TASK DETAILS:
Repeat every line exactly, keeping the pictures out of the copy.
___ RECORDED DATA
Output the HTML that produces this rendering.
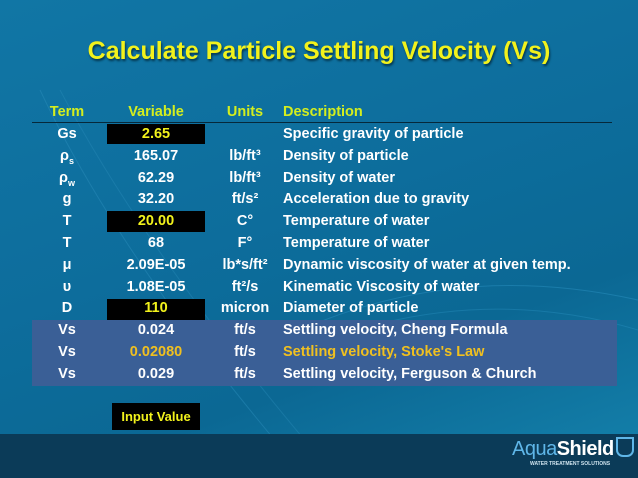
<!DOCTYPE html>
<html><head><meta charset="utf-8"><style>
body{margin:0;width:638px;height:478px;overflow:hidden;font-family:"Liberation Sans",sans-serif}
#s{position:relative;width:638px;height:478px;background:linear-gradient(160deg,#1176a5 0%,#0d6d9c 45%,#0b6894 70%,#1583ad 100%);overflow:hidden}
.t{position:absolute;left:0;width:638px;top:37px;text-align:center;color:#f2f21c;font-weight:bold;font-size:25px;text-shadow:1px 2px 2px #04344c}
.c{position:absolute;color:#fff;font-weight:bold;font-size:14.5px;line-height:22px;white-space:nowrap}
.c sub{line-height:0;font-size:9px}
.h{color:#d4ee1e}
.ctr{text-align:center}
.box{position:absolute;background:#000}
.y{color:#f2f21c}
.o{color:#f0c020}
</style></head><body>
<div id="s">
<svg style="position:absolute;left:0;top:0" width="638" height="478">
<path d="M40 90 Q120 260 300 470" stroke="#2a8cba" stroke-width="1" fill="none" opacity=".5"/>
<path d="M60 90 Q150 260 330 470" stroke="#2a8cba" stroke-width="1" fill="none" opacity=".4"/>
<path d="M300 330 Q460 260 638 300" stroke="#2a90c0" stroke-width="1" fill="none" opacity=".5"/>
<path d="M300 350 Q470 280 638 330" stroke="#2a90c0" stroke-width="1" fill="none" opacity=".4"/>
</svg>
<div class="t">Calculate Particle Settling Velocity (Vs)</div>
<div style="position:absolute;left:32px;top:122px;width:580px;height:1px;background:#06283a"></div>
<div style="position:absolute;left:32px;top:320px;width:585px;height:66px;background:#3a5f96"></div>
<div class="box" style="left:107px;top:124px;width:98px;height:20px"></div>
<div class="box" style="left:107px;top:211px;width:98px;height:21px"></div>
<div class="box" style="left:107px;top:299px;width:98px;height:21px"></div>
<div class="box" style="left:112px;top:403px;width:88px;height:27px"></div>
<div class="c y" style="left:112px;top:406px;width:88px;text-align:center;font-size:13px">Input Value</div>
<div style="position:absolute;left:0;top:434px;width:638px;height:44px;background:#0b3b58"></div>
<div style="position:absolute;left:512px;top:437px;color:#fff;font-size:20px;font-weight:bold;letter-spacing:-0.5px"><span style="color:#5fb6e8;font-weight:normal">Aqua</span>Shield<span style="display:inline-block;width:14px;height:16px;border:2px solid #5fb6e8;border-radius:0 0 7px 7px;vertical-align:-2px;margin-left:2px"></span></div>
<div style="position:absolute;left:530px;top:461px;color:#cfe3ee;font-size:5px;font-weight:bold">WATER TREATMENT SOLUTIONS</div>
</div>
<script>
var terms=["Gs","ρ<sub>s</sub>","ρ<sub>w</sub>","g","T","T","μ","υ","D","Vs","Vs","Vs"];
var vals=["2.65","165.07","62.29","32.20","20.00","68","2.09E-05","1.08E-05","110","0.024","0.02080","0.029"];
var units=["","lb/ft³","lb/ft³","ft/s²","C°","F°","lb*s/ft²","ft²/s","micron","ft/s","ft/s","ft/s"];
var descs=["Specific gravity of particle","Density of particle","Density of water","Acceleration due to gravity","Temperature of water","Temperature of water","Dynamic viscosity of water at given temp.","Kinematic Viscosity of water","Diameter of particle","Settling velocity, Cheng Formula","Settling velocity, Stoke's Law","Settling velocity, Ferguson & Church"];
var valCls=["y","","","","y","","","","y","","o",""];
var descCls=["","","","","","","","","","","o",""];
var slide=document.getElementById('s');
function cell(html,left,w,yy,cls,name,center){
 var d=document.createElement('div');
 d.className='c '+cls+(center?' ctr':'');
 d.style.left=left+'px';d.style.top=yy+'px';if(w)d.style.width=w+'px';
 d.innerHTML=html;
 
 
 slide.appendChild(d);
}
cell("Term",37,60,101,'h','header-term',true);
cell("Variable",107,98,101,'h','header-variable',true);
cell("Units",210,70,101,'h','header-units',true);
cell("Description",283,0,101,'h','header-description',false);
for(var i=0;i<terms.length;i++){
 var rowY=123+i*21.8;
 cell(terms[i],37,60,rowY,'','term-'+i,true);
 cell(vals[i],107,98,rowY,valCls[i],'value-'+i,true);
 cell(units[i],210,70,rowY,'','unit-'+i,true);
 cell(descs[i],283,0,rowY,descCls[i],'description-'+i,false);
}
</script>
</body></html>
______
WRITTEN ANSWER:
Output the HTML that produces this rendering.
<!DOCTYPE html>
<html><head><meta charset="utf-8"><style>
body{margin:0;width:638px;height:478px;overflow:hidden;font-family:"Liberation Sans",sans-serif}
#s{position:relative;width:638px;height:478px;background:linear-gradient(160deg,#1176a5 0%,#0d6d9c 45%,#0b6894 70%,#1583ad 100%);overflow:hidden}
.t{position:absolute;left:0;width:638px;top:37px;text-align:center;color:#f2f21c;font-weight:bold;font-size:25px;text-shadow:1px 2px 2px #04344c}
.c{position:absolute;color:#fff;font-weight:bold;font-size:14.5px;line-height:22px;white-space:nowrap}
.c sub{line-height:0;font-size:9px}
.h{color:#d4ee1e}
.ctr{text-align:center}
.box{position:absolute;background:#000}
.y{color:#f2f21c}
.o{color:#f0c020}
</style></head><body>
<div id="s">
<svg style="position:absolute;left:0;top:0" width="638" height="478">
<path d="M40 90 Q120 260 300 470" stroke="#2a8cba" stroke-width="1" fill="none" opacity=".5"/>
<path d="M60 90 Q150 260 330 470" stroke="#2a8cba" stroke-width="1" fill="none" opacity=".4"/>
<path d="M300 330 Q460 260 638 300" stroke="#2a90c0" stroke-width="1" fill="none" opacity=".5"/>
<path d="M300 350 Q470 280 638 330" stroke="#2a90c0" stroke-width="1" fill="none" opacity=".4"/>
</svg>
<div class="t">Calculate Particle Settling Velocity (Vs)</div>
<div style="position:absolute;left:32px;top:122px;width:580px;height:1px;background:#06283a"></div>
<div style="position:absolute;left:32px;top:320px;width:585px;height:66px;background:#3a5f96"></div>
<div class="box" style="left:107px;top:124px;width:98px;height:20px"></div>
<div class="box" style="left:107px;top:211px;width:98px;height:21px"></div>
<div class="box" style="left:107px;top:299px;width:98px;height:21px"></div>
<div class="box" style="left:112px;top:403px;width:88px;height:27px"></div>
<div class="c y" style="left:112px;top:406px;width:88px;text-align:center;font-size:13px">Input Value</div>
<div style="position:absolute;left:0;top:434px;width:638px;height:44px;background:#0b3b58"></div>
<div style="position:absolute;left:512px;top:437px;color:#fff;font-size:20px;font-weight:bold;letter-spacing:-0.5px"><span style="color:#5fb6e8;font-weight:normal">Aqua</span>Shield<span style="display:inline-block;width:14px;height:16px;border:2px solid #5fb6e8;border-radius:0 0 7px 7px;vertical-align:-2px;margin-left:2px"></span></div>
<div style="position:absolute;left:530px;top:461px;color:#cfe3ee;font-size:5px;font-weight:bold">WATER TREATMENT SOLUTIONS</div>
</div>
<script>
var terms=["Gs","ρ<sub>s</sub>","ρ<sub>w</sub>","g","T","T","μ","υ","D","Vs","Vs","Vs"];
var vals=["2.65","165.07","62.29","32.20","20.00","68","2.09E-05","1.08E-05","110","0.024","0.02080","0.029"];
var units=["","lb/ft³","lb/ft³","ft/s²","C°","F°","lb*s/ft²","ft²/s","micron","ft/s","ft/s","ft/s"];
var descs=["Specific gravity of particle","Density of particle","Density of water","Acceleration due to gravity","Temperature of water","Temperature of water","Dynamic viscosity of water at given temp.","Kinematic Viscosity of water","Diameter of particle","Settling velocity, Cheng Formula","Settling velocity, Stoke's Law","Settling velocity, Ferguson & Church"];
var valCls=["y","","","","y","","","","y","","o",""];
var descCls=["","","","","","","","","","","o",""];
var slide=document.getElementById('s');
function cell(html,left,w,yy,cls,name,center){
 var d=document.createElement('div');
 d.className='c '+cls+(center?' ctr':'');
 d.style.left=left+'px';d.style.top=yy+'px';if(w)d.style.width=w+'px';
 d.innerHTML=html;
 
 
 slide.appendChild(d);
}
cell("Term",37,60,101,'h','header-term',true);
cell("Variable",107,98,101,'h','header-variable',true);
cell("Units",210,70,101,'h','header-units',true);
cell("Description",283,0,101,'h','header-description',false);
for(var i=0;i<terms.length;i++){
 var rowY=123+i*21.8;
 cell(terms[i],37,60,rowY,'','term-'+i,true);
 cell(vals[i],107,98,rowY,valCls[i],'value-'+i,true);
 cell(units[i],210,70,rowY,'','unit-'+i,true);
 cell(descs[i],283,0,rowY,descCls[i],'description-'+i,false);
}
</script>
</body></html>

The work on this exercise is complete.